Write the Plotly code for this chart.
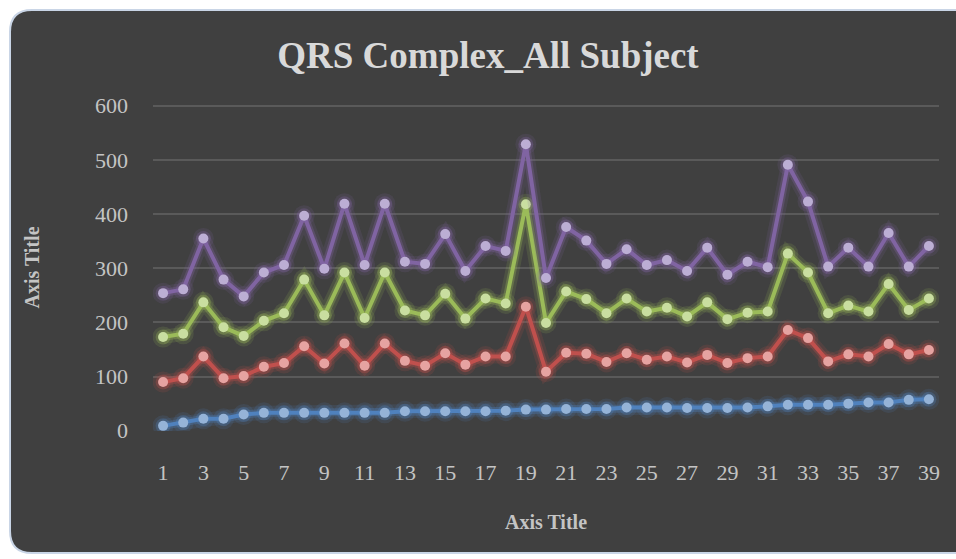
import plotly.graph_objects as go

subjects = list(range(1, 40))
tick_labels = [str(i) for i in range(1, 40, 2)]

serie_azul = [9, 15, 22, 22, 30, 33, 33, 33, 33, 33, 33, 33, 36, 36, 36, 36, 36, 37, 39, 39,
              40, 40, 40, 43, 43, 43, 42, 42, 42, 43, 45, 48, 48, 48, 50, 52, 52, 57, 58]
serie_vermelha = [90, 97, 137, 97, 101, 118, 125, 156, 124, 161, 120, 161, 129, 120, 143, 122, 137, 137, 229, 109,
                  144, 142, 127, 143, 131, 137, 126, 140, 125, 134, 137, 186, 171, 128, 141, 137, 160, 141, 149]
serie_verde = [173, 179, 237, 191, 175, 203, 217, 279, 213, 292, 208, 292, 222, 213, 253, 207, 244, 235, 418, 199,
               257, 243, 217, 244, 220, 227, 211, 237, 206, 218, 220, 327, 292, 217, 231, 220, 271, 223, 244]
serie_roxa = [254, 261, 355, 279, 248, 292, 306, 397, 299, 419, 306, 419, 312, 308, 363, 295, 341, 332, 529, 282,
              376, 351, 308, 335, 306, 315, 295, 338, 288, 312, 302, 491, 423, 303, 338, 303, 365, 303, 341]

series = [
    ("Série 1", serie_azul, "#4f81bd", "#95b3d7", "79,129,189"),
    ("Série 2", serie_vermelha, "#c0504d", "#e6a3a1", "192,80,77"),
    ("Série 3", serie_verde, "#9bbb59", "#c9dea0", "155,187,89"),
    ("Série 4", serie_roxa, "#8064a2", "#bcaed4", "128,100,162"),
]

W, H = 956, 559
L, R, T, B = 153, 17, 104, 128
pw, ph = W - L - R, H - T - B


def px(x):
    return (x - L) / pw


def py(y):
    return (H - B - y) / ph


# cartão arredondado de fundo (o lado direito sai da janela)
x0, x1, y0, y1, r = 10, 990, 10, 553, 22
caminho = (
    f"M {px(x0 + r)},{py(y0)} L {px(x1 - r)},{py(y0)} Q {px(x1)},{py(y0)} {px(x1)},{py(y0 + r)} "
    f"L {px(x1)},{py(y1 - r)} Q {px(x1)},{py(y1)} {px(x1 - r)},{py(y1)} "
    f"L {px(x0 + r)},{py(y1)} Q {px(x0)},{py(y1)} {px(x0)},{py(y1 - r)} "
    f"L {px(x0)},{py(y0 + r)} Q {px(x0)},{py(y0)} {px(x0 + r)},{py(y0)} Z"
)

fig = go.Figure()

for nome, valores, cor, cor_marcador, rgb in series:
    # brilho suave por baixo (duas camadas)
    for largura, tamanho, alfa in [(14, 21, 0.15), (8, 15, 0.3)]:
        fig.add_trace(go.Scatter(
            x=subjects, y=valores, mode="lines+markers", showlegend=False, hoverinfo="skip",
            line=dict(color=f"rgba({rgb},{alfa})", width=largura),
            marker=dict(size=tamanho, color=f"rgba({rgb},{alfa})"),
        ))
    fig.add_trace(go.Scatter(
        x=subjects, y=valores, mode="lines+markers", name=nome, showlegend=False,
        line=dict(color=cor, width=4),
        marker=dict(size=10, color=cor_marcador),
    ))

fig.update_layout(
    width=W, height=H,
    margin=dict(l=L, r=R, t=T, b=B),
    paper_bgcolor="white",
    plot_bgcolor="rgba(0,0,0,0)",
    font=dict(family="Liberation Serif, DejaVu Serif, serif", size=22, color="#c4c4c4"),
    title=dict(text="<b>QRS Complex_All Subject</b>", x=488 / W, xanchor="center",
               y=1 - 55 / H, yanchor="middle", font=dict(size=37, color="#d9d9d9")),
    shapes=[dict(type="path", path=caminho, xref="paper", yref="paper",
                 fillcolor="#404040", line=dict(color="#c9d5e6", width=2), layer="below")],
)

fig.update_xaxes(
    range=[0.5, 39.5], tickmode="array", tickvals=list(range(1, 40, 2)), ticktext=tick_labels,
    showgrid=False, zeroline=False, showline=False, ticks="", ticklabelstandoff=26,
    title=dict(text="<b>Axis Title</b>", font=dict(size=20, color="#c4c4c4"), standoff=30),
)
# folga no topo do range para a linha de grade do 600 aparecer
fig.update_yaxes(
    range=[-0.5, 603.2], tickmode="array", tickvals=list(range(0, 601, 100)),
    showgrid=True, gridcolor="#5a5a5a", gridwidth=2,
    zeroline=False, showline=False, ticks="", ticklabelstandoff=24,
    title=dict(text="<b>Axis Title</b>", font=dict(size=20, color="#c4c4c4"), standoff=50),
)

# sem margem no body, para o gráfico ocupar a janela toda
fig.write_html("out.html", config={"displayModeBar": False},
               post_script="document.body.style.margin = '0';")
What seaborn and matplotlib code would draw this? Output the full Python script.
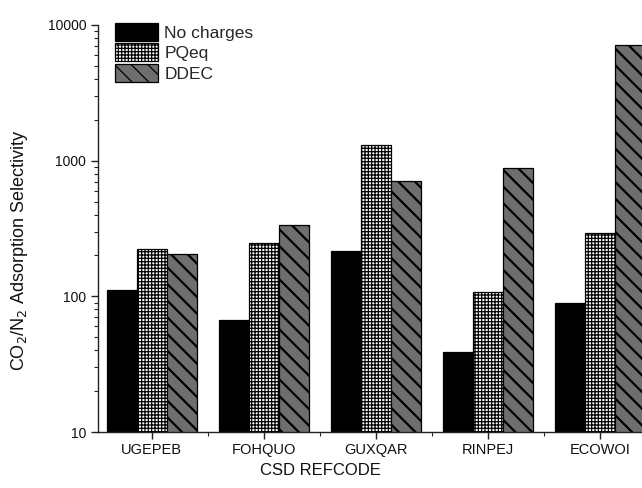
import numpy as np
import pandas as pd
import matplotlib
matplotlib.use("Agg")
import matplotlib.pyplot as plt
import seaborn as sns
from matplotlib.ticker import LogLocator, NullFormatter, FixedLocator

categories = ["UGEPEB", "FOHQUO", "GUXQAR", "RINPEJ", "ECOWOI"]
series_names = ["No charges", "PQeq", "DDEC"]
no_charges = [112, 67, 217, 39, 89]
pqeq = [222, 246, 1297, 107, 294]
ddec = [205, 334, 707, 887, 7110]

df = pd.DataFrame({
    "code": categories * 3,
    "method": sum([[s] * len(categories) for s in series_names], []),
    "value": no_charges + pqeq + ddec,
})

sns.set_theme(style="ticks")
plt.rcParams["font.family"] = ["Liberation Sans", "DejaVu Sans"]
plt.rcParams["hatch.color"] = "black"
plt.rcParams["hatch.linewidth"] = 0.9

fig = plt.figure(figsize=(6.42, 4.88), dpi=100)
ax = fig.add_axes([98 / 642, 1 - 432 / 488, 560 / 642, (432 - 25) / 488])

sns.barplot(data=df, x="code", y="value", hue="method", order=categories,
            hue_order=series_names, palette=["black", "white", "#6e6e6e"],
            edgecolor="black", linewidth=0.9, saturation=1, ax=ax, legend=False,
            width=0.8)
ax.set_yscale("log")

hatches = [None, "+++++", "\\\\"]
hlw = [None, 0.9, 1.6]
for cont, h, lw in zip(ax.containers, hatches, hlw):
    for p in cont:
        if h:
            p.set_hatch(h)
            if hasattr(p, "set_hatch_linewidth"):
                p.set_hatch_linewidth(lw)

ax.set_xlim(-0.48, 4.52)
ax.set_ylim(10, 10000)
ax.yaxis.set_minor_locator(LogLocator(base=10, subs=np.arange(2, 10)))
ax.yaxis.set_minor_formatter(NullFormatter())
ax.set_yticks([10, 100, 1000, 10000])
ax.set_yticklabels(["10", "100", "1000", "10000"])
ax.xaxis.set_minor_locator(FixedLocator([0.5, 1.5, 2.5, 3.5]))

ax.tick_params(axis="both", which="major", direction="out", length=5, width=1,
               color="#222222", labelsize=10, labelcolor="#111111")
ax.tick_params(axis="both", which="minor", direction="out", length=3, width=0.8,
               color="#222222")
ax.tick_params(axis="x", labelsize=10.5, pad=3)

for s in ["top", "right"]:
    ax.spines[s].set_visible(False)
for s in ["left", "bottom"]:
    ax.spines[s].set_color("#222222")
    ax.spines[s].set_linewidth(1)

ax.set_xlabel("CSD REFCODE", fontsize=12, color="#111111")
ax.set_ylabel("CO$_2$/N$_2$ Adsorption Selectivity", fontsize=13, color="#111111")
ax.xaxis.set_label_coords((320 - 98) / 560, -(463 - 432) / 407)
ax.yaxis.set_label_coords(-(98 - 30) / 560, 0.5 + (407 / 2 - (250 - 25)) / 407)

handles = [cont[0] for cont in ax.containers]
leg = fig.legend(handles, series_names, loc="upper left",
                 bbox_to_anchor=(115 / 642, 1 - 23 / 488),
                 bbox_transform=fig.transFigure, frameon=False,
                 fontsize=12.5, handlelength=2.5, handleheight=1.2,
                 labelspacing=0.15, handletextpad=0.35, borderpad=0,
                 borderaxespad=0)

fig.savefig("out.png", dpi=100)
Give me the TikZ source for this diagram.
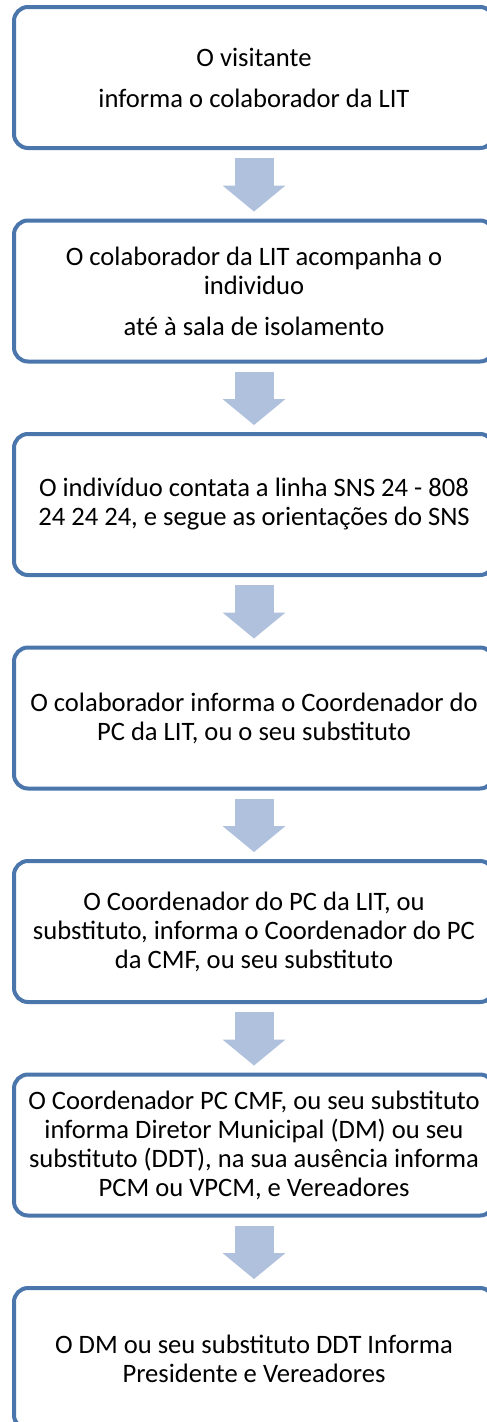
\documentclass[tikz,border=0pt]{standalone}
\usepackage{fontspec}
\setmainfont{Carlito}
\usetikzlibrary{positioning,arrows.meta}

\definecolor{boxline}{RGB}{74,118,171}
\definecolor{arrowfill}{RGB}{176,193,222}

\tikzset{
  stepbox/.style={draw=boxline, line width=4pt, rounded corners=14pt,
    minimum width=480pt, minimum height=141pt, inner sep=0pt,
    align=center, font=\fontsize{26.6}{29}\selectfont},
  blockarrow/.style={draw=arrowfill, line width=39pt,
    -{Triangle[width=63pt,length=26pt,line width=0pt]},
    shorten <=8pt, shorten >=7pt}
}

\begin{document}
\begin{tikzpicture}[node distance=68.5pt]

\clip[use as bounding box] (0,0) rectangle (487pt,-1422pt);

\node[stepbox] (visitante) at (254pt,-77.5pt) {O visitante\\[12pt]informa o colaborador da LIT};
\node[stepbox, below=of visitante] (acompanha) {O colaborador da LIT acompanha o\\individuo\\[12pt]até à sala de isolamento};
\node[stepbox, below=of acompanha] (contacto) {O indivíduo contata a linha SNS 24 - 808\\24 24 24, e segue as orientações do SNS};
\node[stepbox, below=of contacto] (coordLIT) {O colaborador informa o Coordenador do\\PC da LIT, ou o seu substituto};
\node[stepbox, below=of coordLIT] (coordCMF) {O Coordenador do PC da LIT, ou\\substituto, informa o Coordenador do PC\\da CMF, ou seu substituto};
\node[stepbox, below=of coordCMF] (diretor) {O Coordenador PC CMF, ou seu substituto\\informa Diretor Municipal (DM) ou seu\\substituto (DDT), na sua ausência informa\\PCM ou VPCM, e Vereadores};
\node[stepbox, below=of diretor] (presidente) {O DM ou seu substituto DDT Informa\\Presidente e Vereadores};

\draw[blockarrow] (visitante) -- (acompanha);
\draw[blockarrow] (acompanha) -- (contacto);
\draw[blockarrow] (contacto) -- (coordLIT);
\draw[blockarrow] (coordLIT) -- (coordCMF);
\draw[blockarrow] (coordCMF) -- (diretor);
\draw[blockarrow] (diretor) -- (presidente);

\end{tikzpicture}
\end{document}
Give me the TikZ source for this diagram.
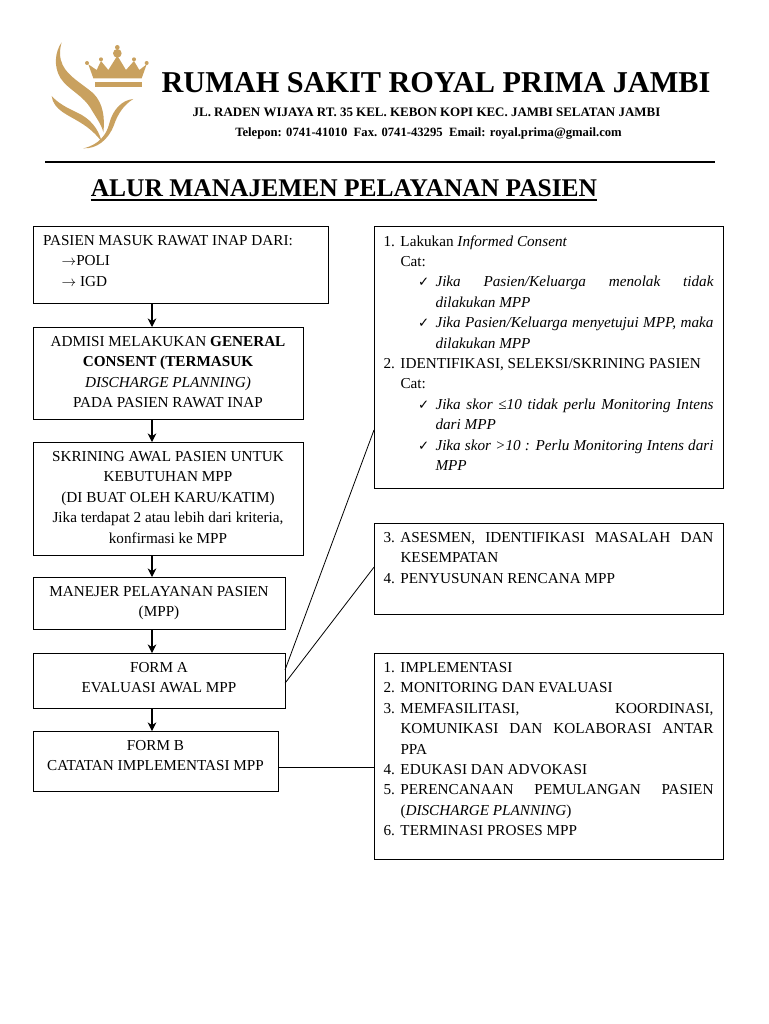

◆ **PROBLEM TO WORK ON**
From the top of the listing above, repeat each line exactly until you reach the line containing "365, 303, 341]", and repeat that one too. Leave the pictures out.

◆ **RESULT OF THIS EXERCISE**
Write the Plotly code for this chart.
import plotly.graph_objects as go

subjects = list(range(1, 40))
tick_labels = [str(i) for i in range(1, 40, 2)]

serie_azul = [9, 15, 22, 22, 30, 33, 33, 33, 33, 33, 33, 33, 36, 36, 36, 36, 36, 37, 39, 39,
              40, 40, 40, 43, 43, 43, 42, 42, 42, 43, 45, 48, 48, 48, 50, 52, 52, 57, 58]
serie_vermelha = [90, 97, 137, 97, 101, 118, 125, 156, 124, 161, 120, 161, 129, 120, 143, 122, 137, 137, 229, 109,
                  144, 142, 127, 143, 131, 137, 126, 140, 125, 134, 137, 186, 171, 128, 141, 137, 160, 141, 149]
serie_verde = [173, 179, 237, 191, 175, 203, 217, 279, 213, 292, 208, 292, 222, 213, 253, 207, 244, 235, 418, 199,
               257, 243, 217, 244, 220, 227, 211, 237, 206, 218, 220, 327, 292, 217, 231, 220, 271, 223, 244]
serie_roxa = [254, 261, 355, 279, 248, 292, 306, 397, 299, 419, 306, 419, 312, 308, 363, 295, 341, 332, 529, 282,
              376, 351, 308, 335, 306, 315, 295, 338, 288, 312, 302, 491, 423, 303, 338, 303, 365, 303, 341]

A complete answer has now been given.